COLUMBIA, Mo. (AP) — A full federal appeals court has decided to rehear a case over a sweeping Missouri abortion law that would ban the procedures at or around the eighth week of a pregnancy.
The U.S. 8th Circuit Court of Appeals last week decided to take up the case on its own motion.
At issue is a 2019 state law that would ban abortions as early as eight weeks into a pregnancy and prohibit abortions based on a Down syndrome diagnosis.
A three-judge panel of the 8th Circuit Court last month upheld an injunction from U.S. District Judge Howard Sachs prohibiting Missouri from enforcing the provisions. But the full appeals court will now consider the case.
“We have long said the fight to protect abortion access in Missouri is far from over,” Yamelsie Rodríguez, president and CEO of Reproductive Health Services of Planned Parenthood of the St. Louis Region, said in a statement. “The Eighth Circuit’s sudden change to reconsider Missouri’s sweeping abortion ban — one the court said was unconstitutional — is just another troubling signal in a long line of threats to our reproductive freedom.”
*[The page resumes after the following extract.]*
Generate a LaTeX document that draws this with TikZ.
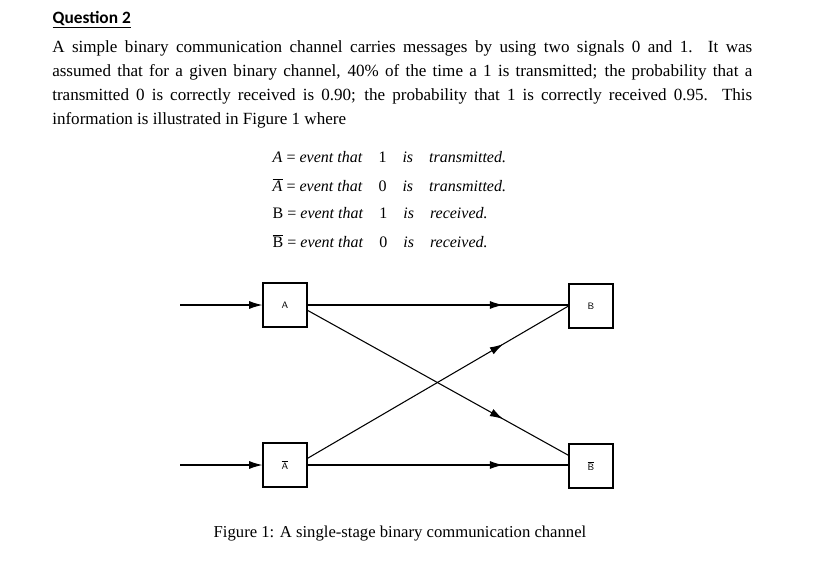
\documentclass[tikz,border=0pt]{standalone}
\usepackage{fontspec}
\setmainfont{Liberation Serif}
\newfontfamily\headfont{Carlito}
\usetikzlibrary{positioning, calc, arrows.meta, decorations.markings}
\tikzset{
  chan/.style={rectangle, draw, thick, minimum width=33pt, minimum height=33pt, inner sep=0pt, font=\sffamily\scriptsize},
  eqline/.style={anchor=west, font=\fontsize{12}{14}\selectfont},
  midarrow/.style={thick, postaction={decorate}, decoration={markings, mark=at position #1 with {\arrow{Latex[length=10pt,width=6pt]}}}}
}
\newcommand{\ovl}[1]{\ensuremath{\overline{\mbox{#1}}}}
\newcommand{\fullline}[1]{\parfillskip=0pt #1\par}
\begin{document}
\begin{tikzpicture}[x=0.75pt, y=-0.75pt, >=Latex]
        \useasboundingbox (0,0) rectangle (816,571);
        % Text
        \node (title) [anchor=west, font=\headfont\bfseries\fontsize{13}{15}\selectfont] at (48,20) {\underline{Question 2}};
        \node (para) [anchor=north west, align=justify, inner sep=0pt, text width=525pt, font=\fontsize{12.8}{18}\selectfont] at (52,40)
          {\hyphenpenalty=10000
          \fullline{A simple binary communication channel carries messages by using two signals 0 and 1. It was}
          \fullline{assumed that for a given binary channel, 40\% of the time a 1 is transmitted; the probability that a}
          \fullline{transmitted 0 is correctly received is 0.90; the probability that 1 is correctly received 0.95. This}
          \parfillskip=0pt plus 1fil information is illustrated in Figure 1 where};
        \node (eq1) [eqline] at (268,157) {\textit{A} = \textit{event that}\quad 1\quad \textit{is}\quad \textit{transmitted.}};
        \node (eq2) [eqline] at (268,185) {\ovl{\textit{A}} = \textit{event that}\quad 0\quad \textit{is}\quad \textit{transmitted.}};
        \node (eq3) [eqline] at (268,213) {B = \textit{event that}\quad 1\quad \textit{is}\quad \textit{received.}};
        \node (eq4) [eqline] at (268,241) {\ovl{B} = \textit{event that}\quad 0\quad \textit{is}\quad \textit{received.}};

        % Nodes
        \node (a) [chan] at (285,305) {A};
        \node (b) [chan] at (591,306) {B};
        \node (abar) [chan] at (285,465) {\ovl{A}};
        \node (bbar) [chan] at (591,466) {\ovl{B}};
        \coordinate (ina) at (180,305);
        \coordinate (inabar) at (180,465);

        % Connectors
        \draw[-{Latex[length=10pt,width=6pt]}, thick] (ina) -- (a);
        \draw[-{Latex[length=10pt,width=6pt]}, thick] (inabar) -- (abar);
        \draw[midarrow=0.75] (a.east) -- (a.east -| b.west);
        \draw[midarrow=0.75] (abar.east) -- (abar.east -| bbar.west);
        \draw[midarrow=0.75] ([yshift=-4pt] a.east) -- ([yshift=8pt] bbar.west);
        \draw[midarrow=0.75] ([yshift=5pt] abar.east) -- (b.west);

        \node (cap) [font=\fontsize{12.5}{14}\selectfont] at (400,534) {Figure 1: A single-stage binary communication channel};
\end{tikzpicture}
\end{document}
A spokesman for the Missouri attorney general’s office, which is defending the law, didn’t immediately reply to a request for comment.
Sachs said when he ruled last year that he thought Planned Parenthood and the ACLU would likely succeed in their lawsuit challenging the law as unconstitutional. Similar laws have been struck down in North Dakota and Iowa.
Legislators who helped draft the Missouri law had said it was meant to withstand court challenges instead of spark them. It included a provision stating that if the eight-week ban was struck down, then a series of less-restrictive abortion limits would kick in at 14, 18 or 20 weeks. But courts have blocked enforcement of all of those limits thus far.
Missouri’s Republican attorney general, Eric Schmitt, earlier this month asked the U.S. Supreme Court to take up the case. In a court filing, he said the U.S. Supreme Court should consider whether Missouri’s restrictions are “reasonable regulations on abortion” and should also use the case to decide whether to overturn its 1973 Roe v. Wade decision, which established a nationwide right to abortion at any point before a fetus can survive outside the womb, which is roughly around the 24th week.
The Supreme Court has agreed to consider allowing the enforcement of a Mississippi law that would ban abortion after 15 weeks of pregnancy, which could dramatically alter nearly 50 years of court precedent on abortion rights.
Missouri also is among several conservative states in recent years that have passed abortion restrictions in the hopes that the increasingly conservative Supreme Court will eventually overturn Roe v. Wade.
The next hearing on the Missouri abortion law has not yet been scheduled, according to online court records.